A New Blue Beer Is Selling Out in France

2022-08-26 20:23:05 By : Mr. Maurice Deng

Mike Pomranz began covering craft beer professionally in 2006, branching out into all aspects of food and beverage before joining the Food & Wine team in 2014. He's also a cidermaker, bar owner, and alcoholic beverage importer.

Several years back, blue wine was making headlines in France. Now in 2022, it's blue beer that's creating a bit of a stir.

Hoppy Urban Brew (aka HUB) — based in the city of Roubaix, not far from the Belgian border — teamed up with a company called Etika Spirulina which grows spirulina, a type of blue-green algae, that is then supplied to the brewery to give the beer its blue hue, according to Reuters. The hope is that the eye-catching drink — which gets its color from the compound phycocyanin — can also help Etika Spirulina promote its algae as a dietary supplement.

"It's getting an enormous amount of interest and curiosity on the part of the public," Sebastien Verbeke, the brewery's co-founder, told the news outlet. HUB is reportedly already working on ramping up production after 1,500 bottles of the 3-percent ABV brew (which is called Line) sold out over the last three months of 2021.

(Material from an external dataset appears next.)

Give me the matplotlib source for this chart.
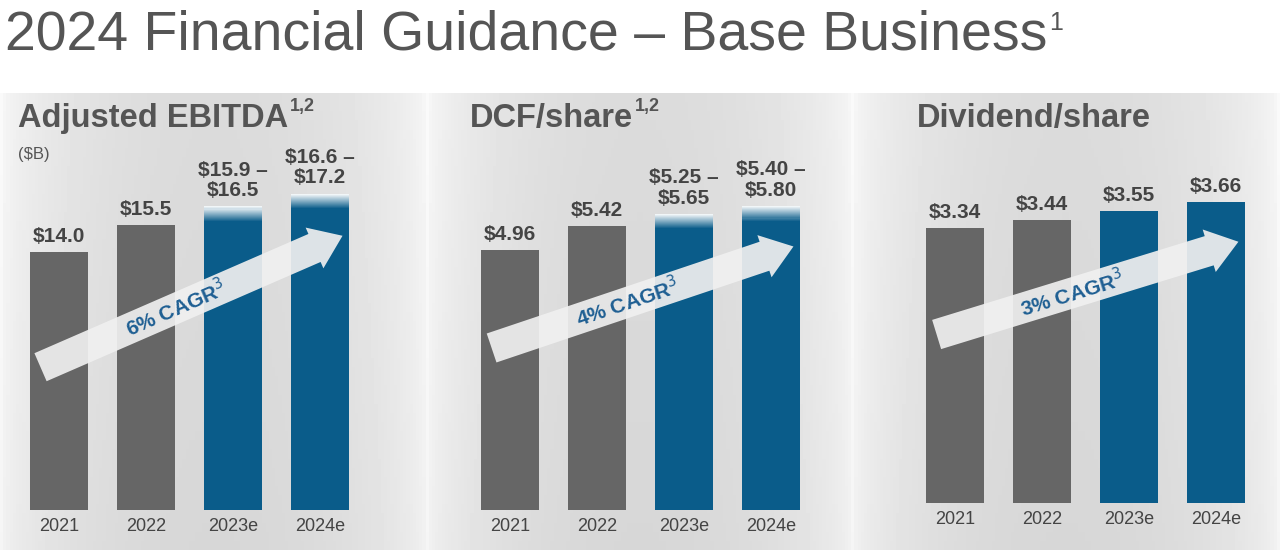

"We started to brew our blue beer after we met Etika Spirulina's team two years ago," Verbeke told Food & Wine over email. "First it was a kind of a challenge to have a blue pigment and not the green that you can have when you use raw spirulina." But after rounds of testing, the brewers finally came upon a recipe that achieved the color — and taste — they were looking for. "We are now thinking to share our research with all people interested [in duplicating] this experience as long as they do that on a local scale," he added.

Despite its blue color, the beer itself is billed as a session IPA. "It's quite disconcerting," HUB's Mathilde Vanmansart explained while tasting the beer, "because since it's blue, our brains expect a certain note, but, no, we really have here a session IPA, a very light beer, and the flavors of the beer really come through. We can taste that it has a light alcohol content with quite the taste of hops, with slight notes of citrus. And in the back of the mouth, there's a slight taste of lychee. It's quite refreshing."

Of course, after 40 years of craft beer, seemingly everything has been done before. We've seen a blue beer colored with blue seaweed in Japan, covered a green "algae" beer in Ohio (though it wasn't actually made with algae) — and, yes, a quick search on Untappd shows that, indeed, breweries have tossed spirulina in beers before to help coax out a blue hue. But when it comes to convincing people to consume algae, every bit helps, right?